Peter Hafen ist der Präsident des Matteänglisch-Clubs. Etwa 350 Mitglieder hat sein Club, aber davon beherrschen längst nicht alle die Geheimsprache. In seiner Kindheit, erzählt Hafen, sei man von den Lehrern getadelt worden, wenn man Mattenenglisch gesprochen habe. «Das gehört sich nicht», hiess es damals, und die Sprache wäre um ein Haar ausgestorben.

Inzwischen aber interessieren sich wieder mehr Berner für dieses Kulturgut. Hafen führt jedes Jahr Einführungskurse in die Sprache durch. Und etwas freut ihn ganz besonders: «Ich kenne ein paar Familien, bei denen zu Hause nur Mattenenglisch gesprochen wird.»

Wenn Peter Hafen mit dem Senkeltram in die Matte hinunterfährt, wechselt auch er stets ein paar Worte mit Hans Peter Blum. In Berndeutsch, denn Blum spricht selber kein Mattenenglisch.

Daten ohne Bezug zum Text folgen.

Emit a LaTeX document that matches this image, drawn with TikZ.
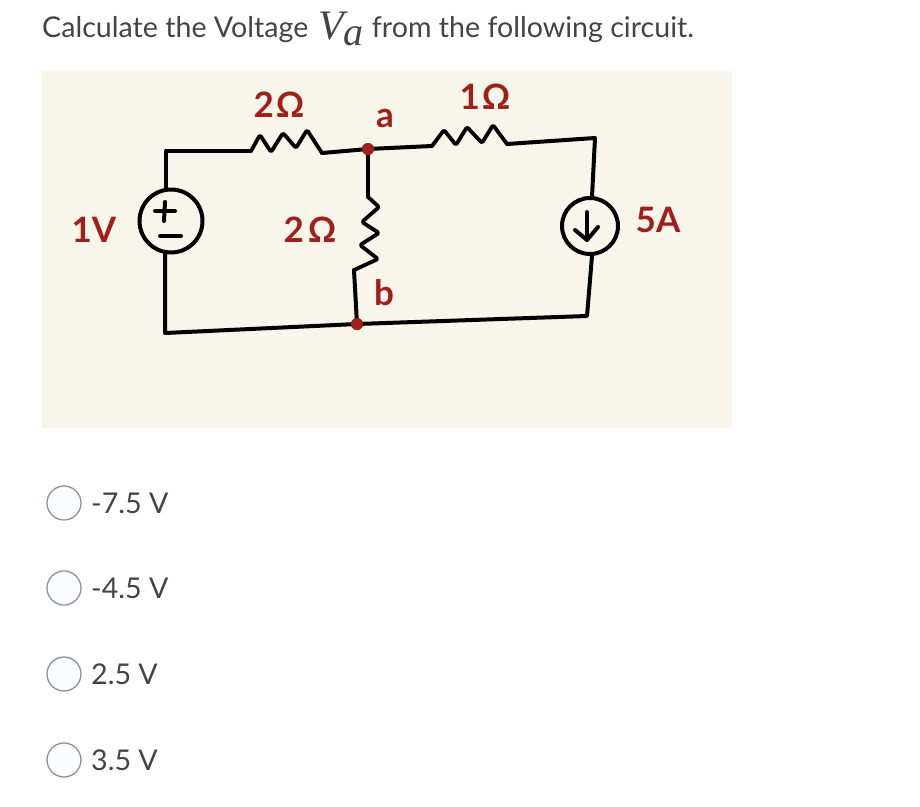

Dafür legt er den Touristen in seiner Liftkabine gerne zwei Orte ans Herz, wo sie die beinahe vergessene Sprache entdecken können: Das traditionsreiche Restaurant Mülirad, in dem die letzten echten Mätteler ihren Stammtisch haben, an dem manchmal noch Mattenenglisch gesprochen wird. Und das Haus an der Schifflaube 34. Dort ist nämlich eine Tafel in den Boden eingelassen, auf der ein Satz in schönstem Mattenenglisch prangt. Der Musiker und Mätteler Res Margot hat sie erschaffen, und sie bezieht sich auf die Legende vom Goldschatz.

Die zahlreichen Goldschmiede der Matte, so heisst es, hätten im Jahr 1798 im Quartier ein Fass voller Goldstücke vergraben, damit sie nicht den napoleonischen Truppen in die Hände fallen. Dieses Fass wurde nie wieder gefunden. Als das Bauamt von Bern dann vor einiger Zeit den Asphalt an der Schifflaube dreimal hintereinander aufriss, spasste Margot mit dem eigenen Humor der Mätteler, die Stadt suche wohl noch immer nach dem Schatz. «Iehe ische ds‘Issfe itme ide ludge-icklischte idne irve-ibegre!» steht seither auf der Tafel vor seinem Atelier zu lesen: «Hier ist das Fass mit den Goldstückchen nicht vergraben.»